• **Task to carry out**: Return exactly, please, the lines that run from the line with "Output the Python" to the line with "from matplotlib.patches import Rectangle", ends included, and omit all pictures.

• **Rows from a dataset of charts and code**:
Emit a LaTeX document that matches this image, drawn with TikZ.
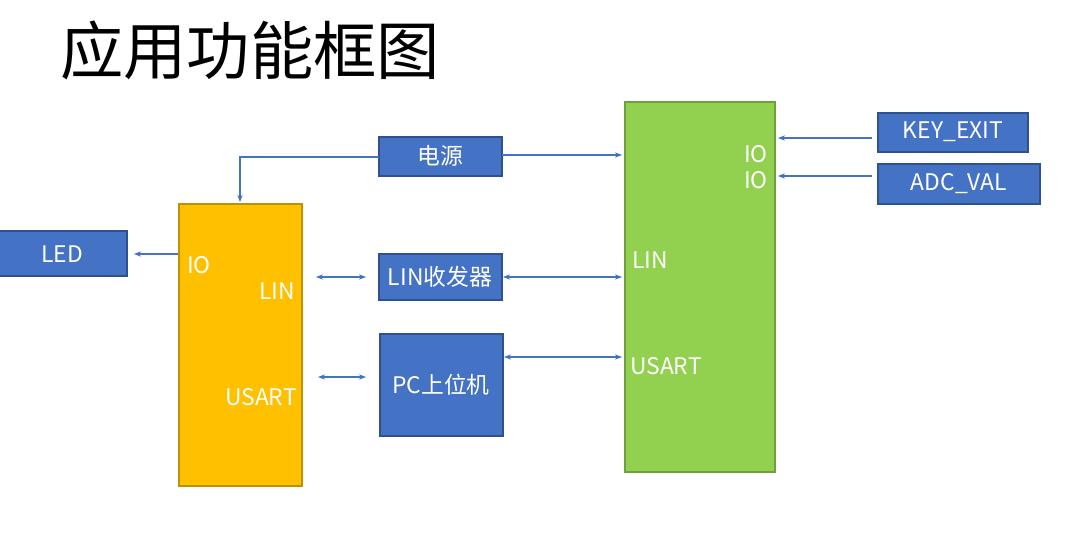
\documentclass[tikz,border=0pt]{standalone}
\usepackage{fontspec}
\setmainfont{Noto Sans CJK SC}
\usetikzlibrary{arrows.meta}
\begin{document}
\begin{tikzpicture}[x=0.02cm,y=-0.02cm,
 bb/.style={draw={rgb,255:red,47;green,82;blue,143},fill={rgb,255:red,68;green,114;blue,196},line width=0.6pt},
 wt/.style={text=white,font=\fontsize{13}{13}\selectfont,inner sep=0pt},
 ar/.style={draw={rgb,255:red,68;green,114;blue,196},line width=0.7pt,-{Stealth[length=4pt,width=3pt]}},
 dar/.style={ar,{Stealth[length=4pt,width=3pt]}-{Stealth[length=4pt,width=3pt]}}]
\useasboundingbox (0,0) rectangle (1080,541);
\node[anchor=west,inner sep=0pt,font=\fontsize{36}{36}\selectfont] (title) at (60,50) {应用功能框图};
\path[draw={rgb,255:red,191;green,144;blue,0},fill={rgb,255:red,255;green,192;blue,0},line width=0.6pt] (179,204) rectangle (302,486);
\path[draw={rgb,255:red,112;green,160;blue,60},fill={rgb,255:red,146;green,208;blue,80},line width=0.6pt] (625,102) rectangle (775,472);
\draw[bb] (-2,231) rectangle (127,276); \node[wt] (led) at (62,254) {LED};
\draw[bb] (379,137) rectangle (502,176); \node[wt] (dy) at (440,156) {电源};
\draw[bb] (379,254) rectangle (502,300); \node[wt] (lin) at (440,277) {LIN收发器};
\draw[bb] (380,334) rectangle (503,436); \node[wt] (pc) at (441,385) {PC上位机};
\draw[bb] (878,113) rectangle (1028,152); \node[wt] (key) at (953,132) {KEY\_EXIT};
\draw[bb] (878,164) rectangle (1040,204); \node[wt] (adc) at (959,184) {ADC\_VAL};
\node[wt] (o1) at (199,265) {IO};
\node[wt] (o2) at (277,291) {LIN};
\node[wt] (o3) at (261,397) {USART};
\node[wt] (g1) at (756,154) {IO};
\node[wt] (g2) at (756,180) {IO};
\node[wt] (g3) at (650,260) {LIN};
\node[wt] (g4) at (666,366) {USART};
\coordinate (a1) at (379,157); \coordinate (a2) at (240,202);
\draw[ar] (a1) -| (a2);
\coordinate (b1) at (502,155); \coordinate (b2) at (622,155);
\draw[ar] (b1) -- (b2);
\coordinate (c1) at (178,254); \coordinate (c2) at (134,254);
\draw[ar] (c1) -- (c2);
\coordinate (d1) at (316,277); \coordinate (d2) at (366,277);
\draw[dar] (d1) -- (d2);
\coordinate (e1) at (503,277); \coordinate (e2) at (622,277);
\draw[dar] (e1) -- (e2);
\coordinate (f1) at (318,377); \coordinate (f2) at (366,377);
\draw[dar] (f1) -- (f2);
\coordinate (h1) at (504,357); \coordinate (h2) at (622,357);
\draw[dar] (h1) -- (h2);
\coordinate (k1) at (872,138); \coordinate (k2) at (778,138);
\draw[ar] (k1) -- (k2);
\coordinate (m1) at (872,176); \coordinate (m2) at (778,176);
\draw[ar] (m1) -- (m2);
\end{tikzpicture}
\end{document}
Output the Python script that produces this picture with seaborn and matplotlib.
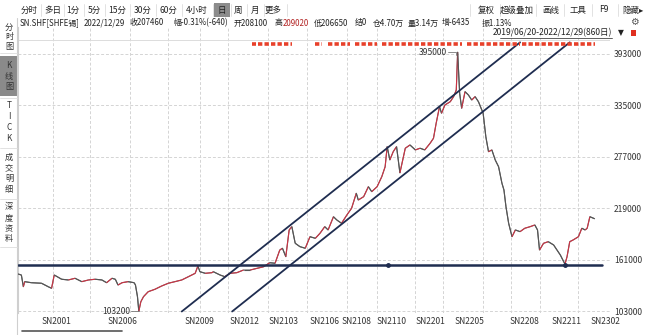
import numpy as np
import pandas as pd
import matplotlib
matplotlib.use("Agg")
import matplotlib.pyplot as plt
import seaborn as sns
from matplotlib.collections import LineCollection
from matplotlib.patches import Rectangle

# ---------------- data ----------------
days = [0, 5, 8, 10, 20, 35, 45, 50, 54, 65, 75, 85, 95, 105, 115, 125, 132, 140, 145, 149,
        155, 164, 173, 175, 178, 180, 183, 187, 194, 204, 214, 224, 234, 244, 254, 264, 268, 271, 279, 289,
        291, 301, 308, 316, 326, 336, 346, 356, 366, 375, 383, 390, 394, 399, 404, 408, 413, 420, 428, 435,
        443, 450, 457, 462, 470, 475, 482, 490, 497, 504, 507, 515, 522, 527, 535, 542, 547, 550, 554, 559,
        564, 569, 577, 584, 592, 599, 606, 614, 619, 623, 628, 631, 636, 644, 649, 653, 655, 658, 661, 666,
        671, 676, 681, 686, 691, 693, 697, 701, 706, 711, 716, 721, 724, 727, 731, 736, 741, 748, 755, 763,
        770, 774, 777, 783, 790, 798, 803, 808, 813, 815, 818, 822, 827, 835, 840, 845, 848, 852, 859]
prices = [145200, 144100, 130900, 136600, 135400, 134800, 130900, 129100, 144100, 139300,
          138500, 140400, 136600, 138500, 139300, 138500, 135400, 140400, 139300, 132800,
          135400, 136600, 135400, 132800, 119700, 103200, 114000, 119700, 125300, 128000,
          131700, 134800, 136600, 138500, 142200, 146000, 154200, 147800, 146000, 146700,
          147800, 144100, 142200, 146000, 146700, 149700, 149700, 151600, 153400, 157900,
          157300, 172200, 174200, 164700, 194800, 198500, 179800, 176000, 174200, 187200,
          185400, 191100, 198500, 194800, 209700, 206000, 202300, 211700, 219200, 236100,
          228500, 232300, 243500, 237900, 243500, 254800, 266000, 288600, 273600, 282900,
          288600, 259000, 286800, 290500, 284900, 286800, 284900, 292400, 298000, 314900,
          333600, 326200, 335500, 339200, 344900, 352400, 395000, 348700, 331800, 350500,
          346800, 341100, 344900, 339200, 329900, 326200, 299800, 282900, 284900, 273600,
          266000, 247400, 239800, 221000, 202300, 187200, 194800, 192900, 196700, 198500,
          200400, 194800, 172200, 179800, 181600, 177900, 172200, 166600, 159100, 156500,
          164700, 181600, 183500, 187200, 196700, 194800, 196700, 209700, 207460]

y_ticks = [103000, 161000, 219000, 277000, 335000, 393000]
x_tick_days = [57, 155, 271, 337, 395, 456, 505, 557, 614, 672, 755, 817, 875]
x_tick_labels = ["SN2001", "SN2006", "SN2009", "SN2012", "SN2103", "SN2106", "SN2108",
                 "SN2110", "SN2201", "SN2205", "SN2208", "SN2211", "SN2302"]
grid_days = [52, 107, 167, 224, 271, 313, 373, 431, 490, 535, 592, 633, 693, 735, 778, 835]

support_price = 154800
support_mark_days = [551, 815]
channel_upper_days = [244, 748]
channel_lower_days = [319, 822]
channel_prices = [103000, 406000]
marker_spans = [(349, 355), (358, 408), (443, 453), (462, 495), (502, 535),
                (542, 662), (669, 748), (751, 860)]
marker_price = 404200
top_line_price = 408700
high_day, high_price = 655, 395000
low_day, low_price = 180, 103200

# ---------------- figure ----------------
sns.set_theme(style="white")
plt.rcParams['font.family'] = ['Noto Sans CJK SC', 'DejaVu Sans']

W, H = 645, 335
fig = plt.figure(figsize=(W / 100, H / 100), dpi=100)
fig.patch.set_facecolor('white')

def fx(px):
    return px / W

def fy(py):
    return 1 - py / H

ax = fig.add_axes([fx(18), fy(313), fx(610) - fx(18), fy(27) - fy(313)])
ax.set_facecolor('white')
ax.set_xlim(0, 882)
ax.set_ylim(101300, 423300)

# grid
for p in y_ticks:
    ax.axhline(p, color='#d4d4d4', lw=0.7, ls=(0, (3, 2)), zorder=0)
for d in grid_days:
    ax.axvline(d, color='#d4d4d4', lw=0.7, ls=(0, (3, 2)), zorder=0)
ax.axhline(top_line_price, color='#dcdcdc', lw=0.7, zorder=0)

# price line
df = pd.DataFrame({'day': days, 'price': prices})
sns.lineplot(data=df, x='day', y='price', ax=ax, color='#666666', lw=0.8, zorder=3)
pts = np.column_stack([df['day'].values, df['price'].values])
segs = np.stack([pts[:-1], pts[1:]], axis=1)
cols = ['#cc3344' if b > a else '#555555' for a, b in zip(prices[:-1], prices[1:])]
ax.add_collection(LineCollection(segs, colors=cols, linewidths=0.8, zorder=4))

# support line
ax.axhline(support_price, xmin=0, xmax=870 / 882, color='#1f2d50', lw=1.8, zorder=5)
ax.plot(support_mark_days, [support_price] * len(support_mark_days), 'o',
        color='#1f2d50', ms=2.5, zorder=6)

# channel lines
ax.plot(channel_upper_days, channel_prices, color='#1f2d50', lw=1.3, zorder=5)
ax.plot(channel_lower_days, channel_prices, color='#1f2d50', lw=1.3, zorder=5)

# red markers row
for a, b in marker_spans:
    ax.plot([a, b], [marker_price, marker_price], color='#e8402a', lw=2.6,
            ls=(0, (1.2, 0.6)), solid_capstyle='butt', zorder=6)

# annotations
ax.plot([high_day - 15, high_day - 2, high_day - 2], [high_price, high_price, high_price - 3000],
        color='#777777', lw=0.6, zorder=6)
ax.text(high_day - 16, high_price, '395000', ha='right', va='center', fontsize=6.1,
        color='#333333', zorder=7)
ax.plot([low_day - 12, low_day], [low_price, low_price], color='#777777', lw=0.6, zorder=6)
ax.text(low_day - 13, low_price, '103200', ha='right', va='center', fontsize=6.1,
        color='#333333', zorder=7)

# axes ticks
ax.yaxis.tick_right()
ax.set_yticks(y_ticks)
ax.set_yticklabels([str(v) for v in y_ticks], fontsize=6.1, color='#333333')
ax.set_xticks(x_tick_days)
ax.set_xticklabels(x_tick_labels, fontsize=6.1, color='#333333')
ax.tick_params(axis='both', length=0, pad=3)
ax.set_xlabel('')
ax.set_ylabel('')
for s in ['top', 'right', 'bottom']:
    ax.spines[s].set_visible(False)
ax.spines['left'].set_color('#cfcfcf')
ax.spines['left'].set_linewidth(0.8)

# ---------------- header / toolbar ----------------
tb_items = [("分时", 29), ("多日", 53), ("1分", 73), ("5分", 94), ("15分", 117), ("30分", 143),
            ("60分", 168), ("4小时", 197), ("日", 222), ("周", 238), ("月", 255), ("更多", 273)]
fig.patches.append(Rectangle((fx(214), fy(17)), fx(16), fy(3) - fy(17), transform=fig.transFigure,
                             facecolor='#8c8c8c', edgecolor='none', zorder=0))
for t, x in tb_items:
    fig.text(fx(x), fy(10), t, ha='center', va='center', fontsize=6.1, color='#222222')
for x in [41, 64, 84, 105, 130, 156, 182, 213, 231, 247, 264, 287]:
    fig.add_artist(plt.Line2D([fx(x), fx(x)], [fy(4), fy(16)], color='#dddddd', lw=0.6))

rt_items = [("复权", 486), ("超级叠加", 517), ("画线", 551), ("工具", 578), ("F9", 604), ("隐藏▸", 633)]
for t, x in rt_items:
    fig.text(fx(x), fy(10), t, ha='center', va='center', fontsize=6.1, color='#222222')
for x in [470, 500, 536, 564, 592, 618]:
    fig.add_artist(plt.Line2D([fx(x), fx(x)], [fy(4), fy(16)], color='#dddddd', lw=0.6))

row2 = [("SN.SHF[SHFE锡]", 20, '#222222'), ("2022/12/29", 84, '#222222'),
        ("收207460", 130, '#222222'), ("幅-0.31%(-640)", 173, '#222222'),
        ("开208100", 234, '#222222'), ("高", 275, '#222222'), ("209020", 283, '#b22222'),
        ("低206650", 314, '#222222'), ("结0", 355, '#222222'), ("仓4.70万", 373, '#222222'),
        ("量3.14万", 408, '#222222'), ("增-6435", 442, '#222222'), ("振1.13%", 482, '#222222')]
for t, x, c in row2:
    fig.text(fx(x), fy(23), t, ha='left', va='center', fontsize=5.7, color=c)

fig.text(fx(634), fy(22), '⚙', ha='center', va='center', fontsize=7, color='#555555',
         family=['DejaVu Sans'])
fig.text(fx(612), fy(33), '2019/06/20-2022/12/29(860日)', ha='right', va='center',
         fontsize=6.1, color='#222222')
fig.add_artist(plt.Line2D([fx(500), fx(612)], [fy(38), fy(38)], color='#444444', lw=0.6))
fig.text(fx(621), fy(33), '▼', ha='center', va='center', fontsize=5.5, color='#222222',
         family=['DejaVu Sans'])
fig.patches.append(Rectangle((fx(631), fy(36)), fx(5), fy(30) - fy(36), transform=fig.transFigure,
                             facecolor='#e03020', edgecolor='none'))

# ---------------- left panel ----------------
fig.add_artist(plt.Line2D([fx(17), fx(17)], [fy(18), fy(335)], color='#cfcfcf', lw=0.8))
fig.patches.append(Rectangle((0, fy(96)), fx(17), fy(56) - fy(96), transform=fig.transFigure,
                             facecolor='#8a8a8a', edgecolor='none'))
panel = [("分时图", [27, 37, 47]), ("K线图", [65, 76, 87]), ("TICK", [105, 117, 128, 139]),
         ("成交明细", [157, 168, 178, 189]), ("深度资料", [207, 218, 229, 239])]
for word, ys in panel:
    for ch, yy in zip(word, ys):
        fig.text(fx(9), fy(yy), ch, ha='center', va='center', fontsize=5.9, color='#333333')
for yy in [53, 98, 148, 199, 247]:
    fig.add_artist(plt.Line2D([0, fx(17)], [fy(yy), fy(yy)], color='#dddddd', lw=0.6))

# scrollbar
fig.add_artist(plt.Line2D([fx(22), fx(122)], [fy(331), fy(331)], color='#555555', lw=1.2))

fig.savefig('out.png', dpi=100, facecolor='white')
* * *
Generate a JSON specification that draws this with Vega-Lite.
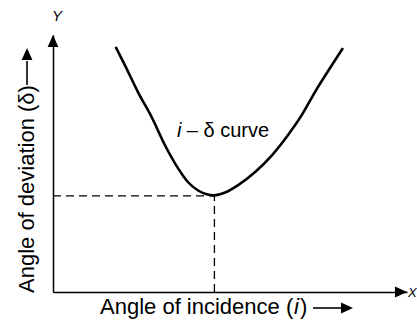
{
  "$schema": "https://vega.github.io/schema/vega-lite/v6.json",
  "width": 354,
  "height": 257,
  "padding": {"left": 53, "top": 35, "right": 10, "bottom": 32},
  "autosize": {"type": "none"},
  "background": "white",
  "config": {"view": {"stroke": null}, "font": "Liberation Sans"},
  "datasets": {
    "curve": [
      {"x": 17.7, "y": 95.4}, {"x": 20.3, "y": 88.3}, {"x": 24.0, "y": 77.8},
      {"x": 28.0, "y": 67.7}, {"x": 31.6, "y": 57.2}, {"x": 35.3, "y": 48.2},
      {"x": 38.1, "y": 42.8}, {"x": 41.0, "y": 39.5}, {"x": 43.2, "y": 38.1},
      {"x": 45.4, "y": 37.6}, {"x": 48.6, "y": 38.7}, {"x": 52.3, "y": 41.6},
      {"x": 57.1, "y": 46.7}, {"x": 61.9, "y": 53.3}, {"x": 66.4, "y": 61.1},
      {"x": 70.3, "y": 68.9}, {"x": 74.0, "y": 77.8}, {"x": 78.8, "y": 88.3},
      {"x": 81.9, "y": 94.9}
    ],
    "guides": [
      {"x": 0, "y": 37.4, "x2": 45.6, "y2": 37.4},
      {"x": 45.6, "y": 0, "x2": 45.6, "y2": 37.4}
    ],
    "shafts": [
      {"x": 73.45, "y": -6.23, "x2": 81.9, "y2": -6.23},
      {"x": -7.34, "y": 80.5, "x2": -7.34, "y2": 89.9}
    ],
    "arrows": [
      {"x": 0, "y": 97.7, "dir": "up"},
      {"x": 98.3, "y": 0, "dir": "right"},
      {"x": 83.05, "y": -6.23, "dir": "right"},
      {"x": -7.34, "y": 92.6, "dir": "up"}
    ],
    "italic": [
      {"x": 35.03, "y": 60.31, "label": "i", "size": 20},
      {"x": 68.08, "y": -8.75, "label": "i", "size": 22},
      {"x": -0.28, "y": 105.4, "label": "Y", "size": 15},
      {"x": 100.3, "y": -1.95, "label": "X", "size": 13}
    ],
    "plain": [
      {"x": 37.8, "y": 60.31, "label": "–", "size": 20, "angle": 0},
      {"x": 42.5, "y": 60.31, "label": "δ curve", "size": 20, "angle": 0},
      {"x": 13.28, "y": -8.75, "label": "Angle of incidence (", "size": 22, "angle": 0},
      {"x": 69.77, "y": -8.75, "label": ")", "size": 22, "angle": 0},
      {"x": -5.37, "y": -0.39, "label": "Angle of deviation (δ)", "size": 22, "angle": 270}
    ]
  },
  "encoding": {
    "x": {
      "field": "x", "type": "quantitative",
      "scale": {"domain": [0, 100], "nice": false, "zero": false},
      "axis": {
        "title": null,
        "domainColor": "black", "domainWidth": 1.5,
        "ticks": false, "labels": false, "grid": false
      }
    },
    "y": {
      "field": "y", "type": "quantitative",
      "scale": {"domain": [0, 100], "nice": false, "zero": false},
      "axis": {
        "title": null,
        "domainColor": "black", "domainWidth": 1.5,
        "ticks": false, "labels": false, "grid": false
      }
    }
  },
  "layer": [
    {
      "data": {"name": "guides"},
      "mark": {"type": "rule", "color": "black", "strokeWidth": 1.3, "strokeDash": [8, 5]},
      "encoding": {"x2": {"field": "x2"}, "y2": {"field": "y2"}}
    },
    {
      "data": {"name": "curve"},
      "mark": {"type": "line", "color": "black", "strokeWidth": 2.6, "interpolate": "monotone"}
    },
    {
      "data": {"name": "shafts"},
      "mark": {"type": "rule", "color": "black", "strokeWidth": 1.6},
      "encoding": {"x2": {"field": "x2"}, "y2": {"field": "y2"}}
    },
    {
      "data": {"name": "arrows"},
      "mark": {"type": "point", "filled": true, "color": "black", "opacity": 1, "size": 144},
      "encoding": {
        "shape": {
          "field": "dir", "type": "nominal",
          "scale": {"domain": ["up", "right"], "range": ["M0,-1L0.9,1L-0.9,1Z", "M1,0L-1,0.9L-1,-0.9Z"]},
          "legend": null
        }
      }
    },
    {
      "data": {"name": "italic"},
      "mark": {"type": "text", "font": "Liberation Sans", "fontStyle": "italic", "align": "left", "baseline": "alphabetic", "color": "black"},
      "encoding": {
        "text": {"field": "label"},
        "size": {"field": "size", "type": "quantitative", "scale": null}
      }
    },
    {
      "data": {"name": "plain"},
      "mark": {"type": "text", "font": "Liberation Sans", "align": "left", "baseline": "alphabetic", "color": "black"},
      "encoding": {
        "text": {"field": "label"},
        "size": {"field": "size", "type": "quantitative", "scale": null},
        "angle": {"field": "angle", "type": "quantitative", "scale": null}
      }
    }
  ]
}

• **Correct response**:
Output the Python script that produces this picture with seaborn and matplotlib.
import numpy as np
import pandas as pd
import matplotlib
matplotlib.use("Agg")
import matplotlib.pyplot as plt
import seaborn as sns
from matplotlib.collections import LineCollection
from matplotlib.patches import Rectangle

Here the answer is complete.